George's day
Toby Young
Taboo, a new musical that's just opened off Leicester Square, is a mixed success. As a stand-alone piece of theatre it's pretty mediocre. The music and lyrics are by Boy George, the cross-dressing pop star, and they are of a piece with his handful of Eighties hits: 'I'm a. I'm a, I'm a, I'm a, I'm a chameleon . . . ' The book by Mark Davies is even worse. The secondary characters are given some good one-liners, but the two leads are hopelessly one-dimensional. The plot is boilerplate boy-meetsgirl and gives the impression of having been lifted straight out of Absolute Beginners, the disastrous Julian Temple musical that almost single-handedly destroyed the British film industry for ten years.
Yet in spite of these shortcomings there's something almost irresistibly winsome about it. Taboo is set in the New Romantic West End club scene of the early Eighties, a predominantly homosexual world that I came to know quite well as a teenager. Indeed, my only homosexual experience dates back to this time. I was emerging from the Camden Palace on New Year's Eve, 1981, when I spotted a beautiful blonde in the local kebab shop. I started chatting her up and, within a few minutes, we were playing tonsil hockey by the Space Invaders machine. I tried to persuade her to come back to my place but, alas, she had a pressing engagement. This may have been for the best. As she disappeared over the horizon in a black cab the owner of the kebab shop asked me if I was aware of the fact that I'd just been snagging a man. It turned out to be Marilyn, an infamous drag queen of the period. At the time I was completely horrified — I'd been educated exclusively at state schools and was unaccustomed to getting off with boys — but now I'm rather proud of my encounter.

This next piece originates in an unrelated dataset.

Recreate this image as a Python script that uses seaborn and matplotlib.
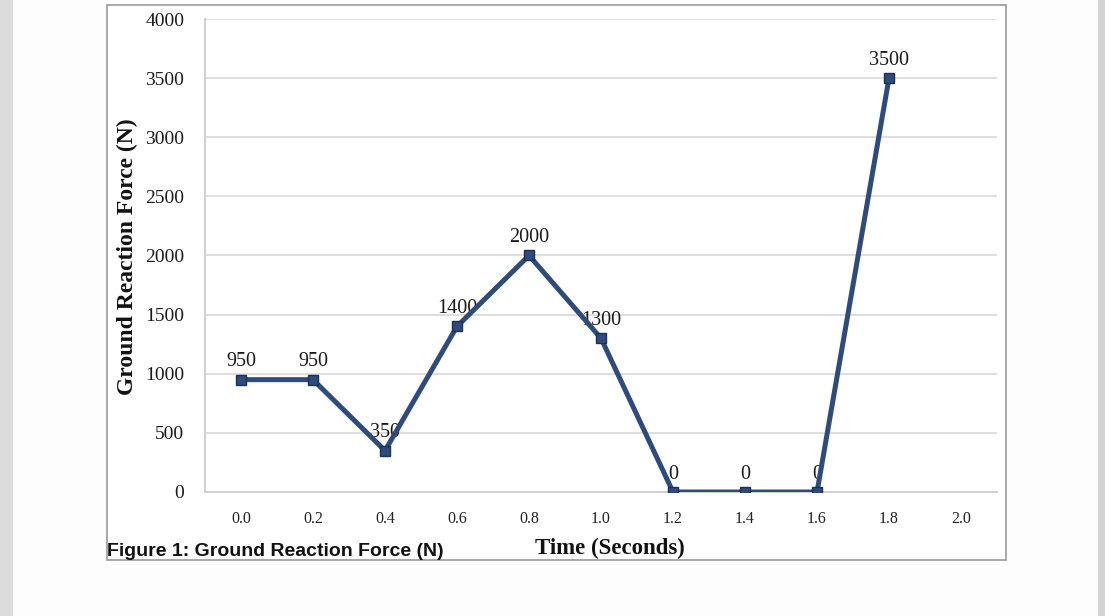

This gorgeous female impersonator was my first — and, as it turned out, my last — celebrity conquest.
To my delight, Marilyn makes an appearance in Taboo, as do a number of other familiar faces from that era. For instance, Phillip Salon of Mud Club fame crops up, as does Steve Strange, the notoriously badtempered doorman of the Camden Palace. Unfortunately, these people aren't played by themselves — too old and haggard, I expect — but they're brilliantly brought to life by various look-a-likes. Indeed, the resemblance of Drew Jaymson to Steve Strange is uncanny. As I looked at him I could almost hear the words Mr Strrge used to say to me virtually every night in those days of yore: 'Sorry, mate. Private party. Now piss off.'
The real stand-out in the cast is Matt Lucas who plays the late Leigh Bowery. A grotesque and hugely charismatic Australian, Bowery was the leading light of this demimonde, its only occupant who could conceivably be described as brilliant. In a sense, he was a bigger star than Boy George — at one stage he was painted by Lucian Freud — and perhaps for that reason he's been cast as the villain of Taboo. Lucas has huge amounts of fun in the role, giving Bowery a camp, sneering malevolence that, as far as I know, he never had in real life. I found myself wishing that he'd step into the foreground and take command, just as Bowery did in his brief reign as the king of the London club scene.
One of the reasons Bowery was able to dominate this world so easily is that he had a degree of sophistication that its other members lacked and something of this innocence comes across in Taboo. Boy George and the other New Romantics were like a group of schoolchildren who'd discovered a dressing-up box in the attic of some maiden aunt and were running around town wearing its contents. They may have been totally uneducated — and none too bright — but they had a certain urchin-like charm and, for all its faults, this quality is preserved in Taboo.
From Love to Decay, which had a brief run at Jermyn Street, may be the worst-named play in the history of the British theatre. It's a two-hander performed by Melinda Hughes and Nigel Osner that consists of a series of songs loosely linked by the plot of A Star is Born. The real point of it, as far as I could see, is to advertise the talents of Miss Hughes and it performs this function very well. Melinda Hughes is a beautiful, 30-year-old soprano and her rendition of `Je veux vivre' left me wanting to go back stage for the first time in my brief career as a theatre critic. Luckily, my wife was sitting by my side, but I left the theatre completely bewitched. If a vacancy comes up in Kiss Me Kate the producers need look no further.